Eric Rondepierre, Facéties

Farces et attrapes

N’étant que “céré­mo­nies”, comme le rap­pelle Ron­de­pierre à tra­vers l’incipit de Mon­taigne, ce livre s’attache à l’entreprise sui­vante : “sou­li­gner le carac­tère insuf­fi­sant d’une des­crip­tion de gestes (…) et encore plus pénible d’imaginer un monde où cette des­crip­tion serait intacte, consi­gnée, ser­vi­le­ment dis­po­nible.“
Et l’auteur d’ajouter qu’il s’en faut de beau­coup que de telles trans­crip­tions soient ” une garan­tie de sa lon­gé­vité et que l’arrangement de signes qui en découle en soit le pro­lon­ge­ment natu­rel. ” Mais il rec­ti­fie d’emblée : ” Tou­te­fois, nous ne cache­rons pas qu’à ces réserves il faut oppo­ser un démenti inépui­sable”.

C’est celui que dresse ce livre jouis­sif où il se met en scène en des situa­tions où l’auteur n’a aucune rai­son de s’y retrou­ver et aux­quelles il ne trouve aucun inté­rêt ( sous cou­vert d’un habit de motard dans la pre­mière par­tie des deux de ce livre). Cela n’empêche en rien le dis­cours de se pour­suivre — bien au contraire.
Et si chez l’auteur le manque d’imagination et l’absence de voca­bu­laire semblent faus­se­ment aller de pair, il voue un culte appuyé à toute forme d’apparences même s’il ne sait pas ce qu’il fait ou ce qui l’agit, là où il reste tou­jours l’homme second face au pre­mier qui s’efface.

Maître dro­la­tique des abimes du logos, il crée un texte sous diverses pos­si­bi­li­tés d’ersatz (de Artaud à Loui­son Bobet) pour mettre à mal toutes les pré­ten­tions aux exhi­bi­tions de ses sem­blables en une suites de sil­houettes ou de tableaux décrits dans une pré­ci­sion d’autant maniaque que leur exis­tence n’est pas for­cé­ment avé­rée.
De telles varia­tions donnent lieu à des ren­contres impro­bables et des constel­la­tions figu­ra­tives qui n’ont cesse, une fois don­nées, de se détruire pour aller voir ailleurs si l’auteur y est et pour les reconstruire.
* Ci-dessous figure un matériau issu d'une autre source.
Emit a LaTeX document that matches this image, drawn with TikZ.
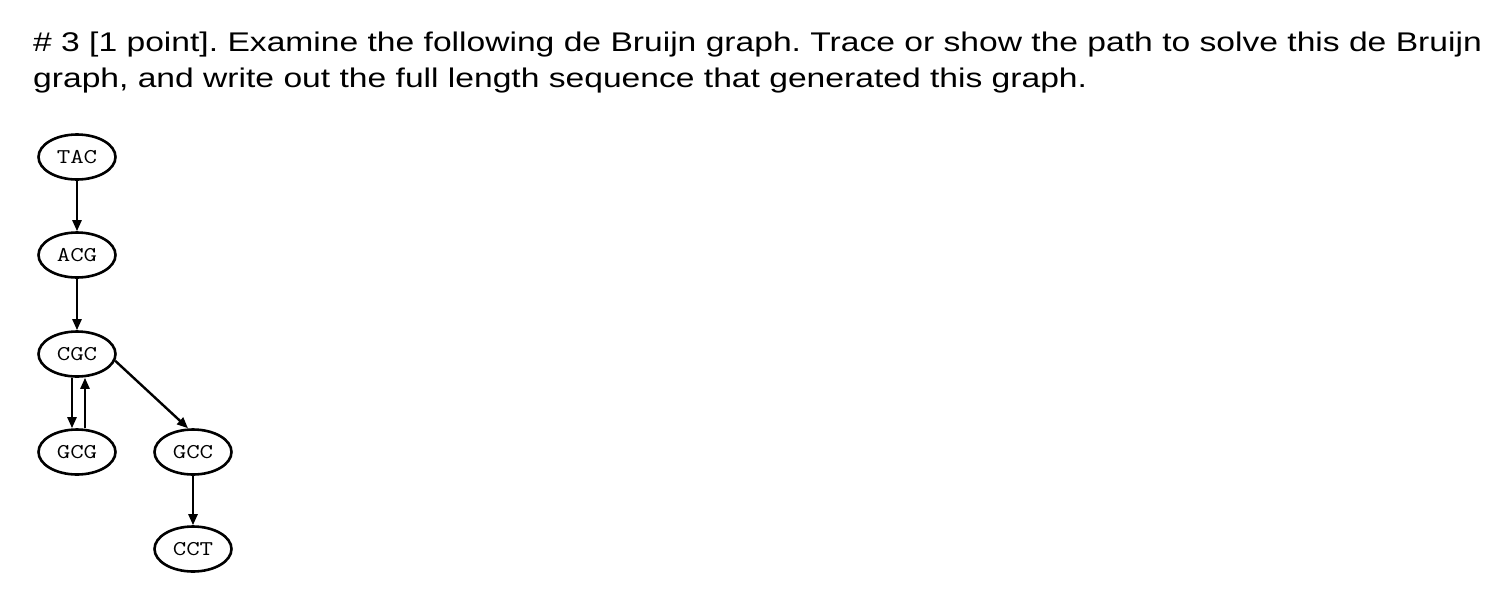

Cela ne mange pas de pain mais crée un beau livre. D’où ces suites de facé­ties plus ou moins incer­taines et plu­tôt plus que moins. Tous les gestes des per­son­nages réunis ici sont donc sujets à cau­tion et doivent être sai­sis avec une extrême pré­cau­tion. Même les signes d’évidences seront consi­dé­rés comme négli­geables, d’autant que l’auteur en avan­çant vers la vérité ne cesse de la faire recu­ler comme si un tel témoin dou­teux deve­nait un ser­pent qui se mord la queue.

D’où le plai­sir à lire de telles tur­pi­tudes et déviances d’usages. Nulle ques­tion pour lui de défendre ce qui lui est arrivé — ou pas. Mais l’ensemble devient le plus sédui­sant manuel d’inutilité per­vers, gro­tesque, insi­gni­fiant, pathé­tique (enfin presque) où la ques­tion de leur valeur importe peu.
Ce qui compte reste le mou­ve­ment cor­ro­sif et jouis­sif d’un tel lieu des non-lieux. ” La laine chaude de leur men­songe” en “cirques divers” enve­loppe l’auteur et les lec­teurs comme dans un nuage. Que deman­der de mieux pour tou­cher à l’Eden lit­té­raire et mordre la pous­sière dans la piste de ce qui est ?

jean-paul gavard-perret

Eric Ron­de­pierre, Facé­ties, Tin­bad, Paris, 2023, 105 p.- 17,00 €.